THE REQUEST - The required output consists solely of the lines from the top of the listing through the line containing "import plotly.graph_objects as go", transcribed exactly.

════════

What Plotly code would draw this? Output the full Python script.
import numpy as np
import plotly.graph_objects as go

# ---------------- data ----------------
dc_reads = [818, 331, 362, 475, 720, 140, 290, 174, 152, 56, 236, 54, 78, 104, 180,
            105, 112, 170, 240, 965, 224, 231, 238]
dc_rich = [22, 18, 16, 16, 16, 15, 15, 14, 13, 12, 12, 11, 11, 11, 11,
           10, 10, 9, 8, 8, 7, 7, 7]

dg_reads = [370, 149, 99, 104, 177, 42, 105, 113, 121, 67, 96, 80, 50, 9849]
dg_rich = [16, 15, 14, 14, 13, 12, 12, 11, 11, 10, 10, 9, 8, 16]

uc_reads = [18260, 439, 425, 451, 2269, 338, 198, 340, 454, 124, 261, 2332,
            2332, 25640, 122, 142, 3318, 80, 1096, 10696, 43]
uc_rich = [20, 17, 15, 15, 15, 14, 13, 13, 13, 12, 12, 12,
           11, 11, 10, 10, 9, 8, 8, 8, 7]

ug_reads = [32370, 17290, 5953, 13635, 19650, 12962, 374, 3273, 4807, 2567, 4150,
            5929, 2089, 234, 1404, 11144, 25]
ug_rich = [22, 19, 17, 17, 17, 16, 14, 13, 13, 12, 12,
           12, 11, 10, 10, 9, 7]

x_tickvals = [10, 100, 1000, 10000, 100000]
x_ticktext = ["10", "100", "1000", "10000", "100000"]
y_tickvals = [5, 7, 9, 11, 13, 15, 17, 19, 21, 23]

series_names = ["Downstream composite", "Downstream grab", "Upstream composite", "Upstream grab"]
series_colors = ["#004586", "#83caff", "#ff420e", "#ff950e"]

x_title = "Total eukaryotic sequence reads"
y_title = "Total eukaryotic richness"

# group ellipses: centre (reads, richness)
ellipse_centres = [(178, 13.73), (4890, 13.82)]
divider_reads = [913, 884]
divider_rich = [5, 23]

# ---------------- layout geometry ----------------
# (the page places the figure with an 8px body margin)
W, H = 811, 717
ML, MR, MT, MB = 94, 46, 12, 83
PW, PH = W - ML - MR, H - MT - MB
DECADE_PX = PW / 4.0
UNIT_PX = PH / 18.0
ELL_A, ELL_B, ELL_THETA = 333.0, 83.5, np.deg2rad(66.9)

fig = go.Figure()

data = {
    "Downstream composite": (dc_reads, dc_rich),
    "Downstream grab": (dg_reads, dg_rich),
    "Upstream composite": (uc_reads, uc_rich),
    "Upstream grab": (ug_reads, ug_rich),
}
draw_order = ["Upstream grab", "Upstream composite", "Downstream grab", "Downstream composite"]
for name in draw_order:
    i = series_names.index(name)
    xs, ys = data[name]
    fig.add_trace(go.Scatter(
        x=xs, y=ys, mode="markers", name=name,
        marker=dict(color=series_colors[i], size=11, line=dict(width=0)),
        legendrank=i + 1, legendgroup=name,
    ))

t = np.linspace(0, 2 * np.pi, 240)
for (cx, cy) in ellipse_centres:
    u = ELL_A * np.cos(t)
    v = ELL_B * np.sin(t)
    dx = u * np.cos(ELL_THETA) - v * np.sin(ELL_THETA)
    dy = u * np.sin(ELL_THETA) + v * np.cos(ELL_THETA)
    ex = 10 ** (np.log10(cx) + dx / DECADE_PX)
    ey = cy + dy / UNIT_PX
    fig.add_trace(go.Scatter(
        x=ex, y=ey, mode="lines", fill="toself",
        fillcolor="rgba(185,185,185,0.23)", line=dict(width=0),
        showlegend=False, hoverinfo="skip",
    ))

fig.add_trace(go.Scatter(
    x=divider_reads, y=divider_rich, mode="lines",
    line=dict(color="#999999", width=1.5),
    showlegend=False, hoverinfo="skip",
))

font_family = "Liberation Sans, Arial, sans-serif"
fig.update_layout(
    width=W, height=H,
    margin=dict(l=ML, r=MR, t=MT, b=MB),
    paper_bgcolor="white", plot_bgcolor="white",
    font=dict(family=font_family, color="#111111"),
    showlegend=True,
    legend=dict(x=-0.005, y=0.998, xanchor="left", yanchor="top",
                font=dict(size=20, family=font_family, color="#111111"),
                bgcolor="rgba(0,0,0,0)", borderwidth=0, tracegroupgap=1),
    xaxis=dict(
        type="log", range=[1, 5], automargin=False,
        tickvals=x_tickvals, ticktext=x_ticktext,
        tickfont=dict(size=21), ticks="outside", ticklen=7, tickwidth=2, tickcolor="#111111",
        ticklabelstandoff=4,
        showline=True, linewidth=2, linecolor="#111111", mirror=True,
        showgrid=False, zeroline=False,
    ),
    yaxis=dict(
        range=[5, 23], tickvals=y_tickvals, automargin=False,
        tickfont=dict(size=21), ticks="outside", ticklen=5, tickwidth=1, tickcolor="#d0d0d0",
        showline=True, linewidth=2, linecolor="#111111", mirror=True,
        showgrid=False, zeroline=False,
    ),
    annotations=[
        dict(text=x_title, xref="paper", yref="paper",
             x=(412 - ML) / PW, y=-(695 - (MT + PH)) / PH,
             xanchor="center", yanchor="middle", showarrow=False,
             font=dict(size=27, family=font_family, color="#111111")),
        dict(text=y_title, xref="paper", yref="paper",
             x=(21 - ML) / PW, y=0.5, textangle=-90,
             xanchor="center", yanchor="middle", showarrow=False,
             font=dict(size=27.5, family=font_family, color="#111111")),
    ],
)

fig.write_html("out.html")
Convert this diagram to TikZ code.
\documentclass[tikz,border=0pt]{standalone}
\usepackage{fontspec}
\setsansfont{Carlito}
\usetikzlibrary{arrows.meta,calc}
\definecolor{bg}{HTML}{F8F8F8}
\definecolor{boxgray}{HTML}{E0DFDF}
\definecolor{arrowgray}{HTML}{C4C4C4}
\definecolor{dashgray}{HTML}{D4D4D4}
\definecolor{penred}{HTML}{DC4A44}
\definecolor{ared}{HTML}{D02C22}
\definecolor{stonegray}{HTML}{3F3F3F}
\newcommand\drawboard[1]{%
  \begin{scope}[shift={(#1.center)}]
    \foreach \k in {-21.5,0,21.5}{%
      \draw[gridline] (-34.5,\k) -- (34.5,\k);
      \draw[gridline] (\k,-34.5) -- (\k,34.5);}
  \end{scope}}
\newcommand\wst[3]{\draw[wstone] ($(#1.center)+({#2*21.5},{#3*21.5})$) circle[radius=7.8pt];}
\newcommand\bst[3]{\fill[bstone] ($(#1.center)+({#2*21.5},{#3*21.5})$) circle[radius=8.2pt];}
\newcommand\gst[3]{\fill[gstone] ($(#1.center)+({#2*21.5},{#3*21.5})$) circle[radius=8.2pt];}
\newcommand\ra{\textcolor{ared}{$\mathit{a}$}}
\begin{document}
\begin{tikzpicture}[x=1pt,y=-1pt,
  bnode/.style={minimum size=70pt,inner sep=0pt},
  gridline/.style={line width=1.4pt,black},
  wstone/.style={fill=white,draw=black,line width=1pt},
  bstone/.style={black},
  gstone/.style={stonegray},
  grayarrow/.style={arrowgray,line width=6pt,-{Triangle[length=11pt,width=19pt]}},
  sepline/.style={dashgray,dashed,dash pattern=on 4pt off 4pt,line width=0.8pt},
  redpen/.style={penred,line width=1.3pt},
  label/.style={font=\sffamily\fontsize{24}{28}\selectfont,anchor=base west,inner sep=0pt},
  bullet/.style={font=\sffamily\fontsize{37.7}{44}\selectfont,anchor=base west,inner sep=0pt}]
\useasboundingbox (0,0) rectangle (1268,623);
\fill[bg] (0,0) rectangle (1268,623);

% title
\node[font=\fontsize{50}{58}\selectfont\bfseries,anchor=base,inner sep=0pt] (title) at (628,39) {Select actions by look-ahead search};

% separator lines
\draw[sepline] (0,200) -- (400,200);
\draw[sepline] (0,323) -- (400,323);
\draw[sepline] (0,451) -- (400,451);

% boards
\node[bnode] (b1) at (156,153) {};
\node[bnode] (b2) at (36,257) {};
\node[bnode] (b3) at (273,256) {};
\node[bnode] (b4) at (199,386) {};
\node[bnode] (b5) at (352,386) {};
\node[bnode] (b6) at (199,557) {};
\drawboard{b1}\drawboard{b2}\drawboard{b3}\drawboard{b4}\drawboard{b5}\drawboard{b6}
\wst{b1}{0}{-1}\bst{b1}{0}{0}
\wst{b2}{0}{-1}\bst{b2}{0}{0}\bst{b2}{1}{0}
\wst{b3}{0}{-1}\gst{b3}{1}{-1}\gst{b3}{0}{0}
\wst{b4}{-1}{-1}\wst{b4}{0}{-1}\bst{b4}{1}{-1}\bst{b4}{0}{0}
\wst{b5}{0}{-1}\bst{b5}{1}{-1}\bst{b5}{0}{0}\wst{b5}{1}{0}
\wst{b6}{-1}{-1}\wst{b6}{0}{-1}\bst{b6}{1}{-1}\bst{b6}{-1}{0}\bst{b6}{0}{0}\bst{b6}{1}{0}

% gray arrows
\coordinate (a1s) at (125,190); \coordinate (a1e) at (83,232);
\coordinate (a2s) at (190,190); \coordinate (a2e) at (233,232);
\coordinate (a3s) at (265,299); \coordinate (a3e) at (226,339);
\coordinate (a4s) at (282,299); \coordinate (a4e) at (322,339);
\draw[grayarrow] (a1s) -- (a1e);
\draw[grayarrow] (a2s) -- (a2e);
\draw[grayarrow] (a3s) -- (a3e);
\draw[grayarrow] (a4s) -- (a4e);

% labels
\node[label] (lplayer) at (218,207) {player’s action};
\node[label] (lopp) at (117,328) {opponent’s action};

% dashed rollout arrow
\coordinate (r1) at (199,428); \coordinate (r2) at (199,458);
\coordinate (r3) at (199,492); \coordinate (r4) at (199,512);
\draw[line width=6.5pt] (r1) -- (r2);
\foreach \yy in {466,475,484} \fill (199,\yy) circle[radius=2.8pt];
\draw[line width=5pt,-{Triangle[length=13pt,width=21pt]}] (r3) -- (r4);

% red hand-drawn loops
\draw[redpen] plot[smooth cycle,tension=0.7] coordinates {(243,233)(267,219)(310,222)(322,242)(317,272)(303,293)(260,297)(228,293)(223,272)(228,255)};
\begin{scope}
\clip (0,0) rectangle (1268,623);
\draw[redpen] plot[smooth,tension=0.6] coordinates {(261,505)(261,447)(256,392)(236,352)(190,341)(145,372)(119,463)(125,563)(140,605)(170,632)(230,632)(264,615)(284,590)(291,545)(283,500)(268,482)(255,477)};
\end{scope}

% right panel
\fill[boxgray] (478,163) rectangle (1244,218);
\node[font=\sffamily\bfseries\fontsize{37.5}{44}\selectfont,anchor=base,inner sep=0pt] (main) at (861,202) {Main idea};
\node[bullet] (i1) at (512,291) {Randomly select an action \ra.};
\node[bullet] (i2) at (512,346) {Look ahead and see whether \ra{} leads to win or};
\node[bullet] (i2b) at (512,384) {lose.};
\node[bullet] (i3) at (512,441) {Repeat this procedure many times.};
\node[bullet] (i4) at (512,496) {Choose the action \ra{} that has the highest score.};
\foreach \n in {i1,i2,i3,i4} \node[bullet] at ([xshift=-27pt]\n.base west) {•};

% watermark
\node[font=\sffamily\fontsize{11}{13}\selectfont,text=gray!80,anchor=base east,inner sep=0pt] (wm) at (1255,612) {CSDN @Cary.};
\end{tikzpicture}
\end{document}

════════

ANSWER TO THIS EXERCISE -
What Plotly code would draw this? Output the full Python script.
import numpy as np
import plotly.graph_objects as go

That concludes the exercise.